In definitiva tale mancata notifica ha ottenuto non solo di privare di legittimità la pretesa punitiva dello Stato Italiano nei confronti di un privato colto in possesso di merce non munita di apposito contrassegno. Ma ha anche inaugurato l’iter dei rimborsi per il pagamento di una tassa, nei fatti, non più dovuta. Un giudizio confermato anche dalla Corte di Cassazione Penale che con sentenza 2 aprile 2008 n.13810 avrebbe ribadito l’irrilevanza penale delle sanzioni previste dalla Legge sul Diritto d’Autore (n. 633/1941) in relazione alla sola assenza dei bollini sui supporti multimediali: “l’inadempimento dell’obbligo di comunicazione costituisce un vizio procedurale sostanziale idoneo a comportare l’inapplicabilità delle regole tecniche ivi considerate. La disapplicazione opera anche se la regola tecnica sia contenuta in un atto avente forza di legge ed anche se la sua violazione sia punita come illecito”, si legge nel testo.
A salvare la Siae dall’ondata di ricorsi che di lì a poco si sarebbero abbattuti, ci ha subito pensato nel 2009 un secondo Decreto del Consiglio dei Ministri (DPCM n.31/2009), che ha varato un ulteriore Regolamento di esecuzione, ripristinando, con efficacia retroattiva nell’Ordinamento Italiano, l’obbligo dell’apposizione dei contrassegni così come prescritto dalla Legge sul Diritto d’Autore (art. 171-bis comma 1 e 2, art. 171-ter comma 1, lett. d) e dal primo decreto di attuazione n.338/2001, bollato inizialmente come illegittimo dalla Corte di Giustizia Europea.
Proprio su questo punto, la sentenza n.584/2012 del Consiglio di Stato è intervenuta per ribadire il principio di irretroattività del Decreto di esecuzione varato nel 2009, spalancando la porta agli eventuali ricorsi degli imprenditori per la restituzione di quanto versato in nove anni alla Siae (si parla di decine di milioni di euro per anno). La soluzione dei contenziosi verrà ora affidata ai giudici tributari così come previsto dalla sentenza 26 gennaio 2011 n.1780 della Cassazione Civile.
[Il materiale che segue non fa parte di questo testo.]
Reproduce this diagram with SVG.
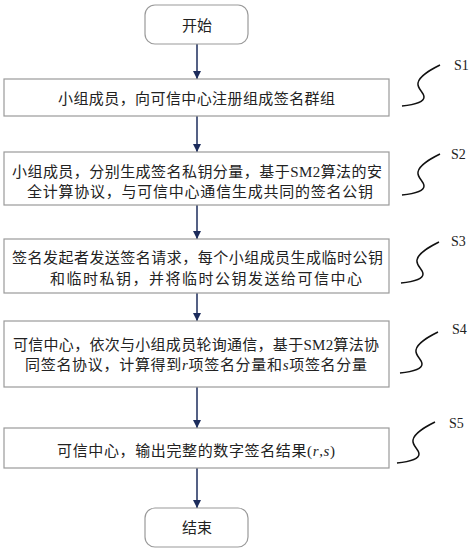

Aspetto che contribuisce a definire la valenza fiscale dei suddetti bollini, funzionali all’autenticazione dei cd e dvd che ne siano provvisti, ai fini della loro commercializzazione ed il cui costo, sostenuto dal richiedente, assume i connotati di un’imposta di scopo, destinato cioè a finanziare l’esercizio dell’attività di controllo affidata alla Siae. La Corte di Cassazione con una seconda sentenza del 2 febbraio 2011 n. 3835 ha di fatto già chiarito che l’entrata in vigore del Decreto di esecuzione del 2009 abbia reintrodotto la “ripenalizzazione delle condotte ricollegabili alla mera carenza del contrassegno Siae – anche se non può- rendere penalmente illecite condotte nel frattempo scriminate dalla non opponibilità ai privati del contrassegno mancante”.
La Società Italiana Autori ed Editori intanto si affretta a chiarire in un comunicato che gli effetti della irretroattività saranno limitati al massimo a due anni, pur restando “ovviamente confermata la legittimità e la utilità del “bollino”, richiesto dagli autori e dalla stragrande maggioranza degli editori, a tutela dei consumatori e contro la pirateria, e, comunque, previsto da una legge dello Stato”.
In effetti riguardo a quest’ultimo aspetto anche l’impianto della sentenza del Consiglio di Stato sembra confermare in toto la legittimità del Decreto del 2009, essendosi quest’ultimo attenuto alla procedura di notifica alla Commissione Europea, avviata nel 2008, e mediante cui il nuovo regolamento sarebbe stato approvato in seconda battuta per tacito assenso. Il collegio ribadisce inoltre nella sentenza l’utilità dell’apposizione dei contrassegni Siae in discussione, la cui prescrizione “risponde all’esigenza di tutelare non solo il diritto di autore in sé, ma anche gli operatori commerciali e gli utilizzatori finali dell’opera – esigenza tanto più avvertita a fronte dei diffusi fenomeni di “pirateria” e contraffazione”.
Eppure verrebbe spontaneo chiedersi per quale motivo suddetto obbligo dei contrassegni sui cd e dvd sia al momento condiviso in Europa dal nostro Paese solo con la Grecia, il Portogallo e la Romania.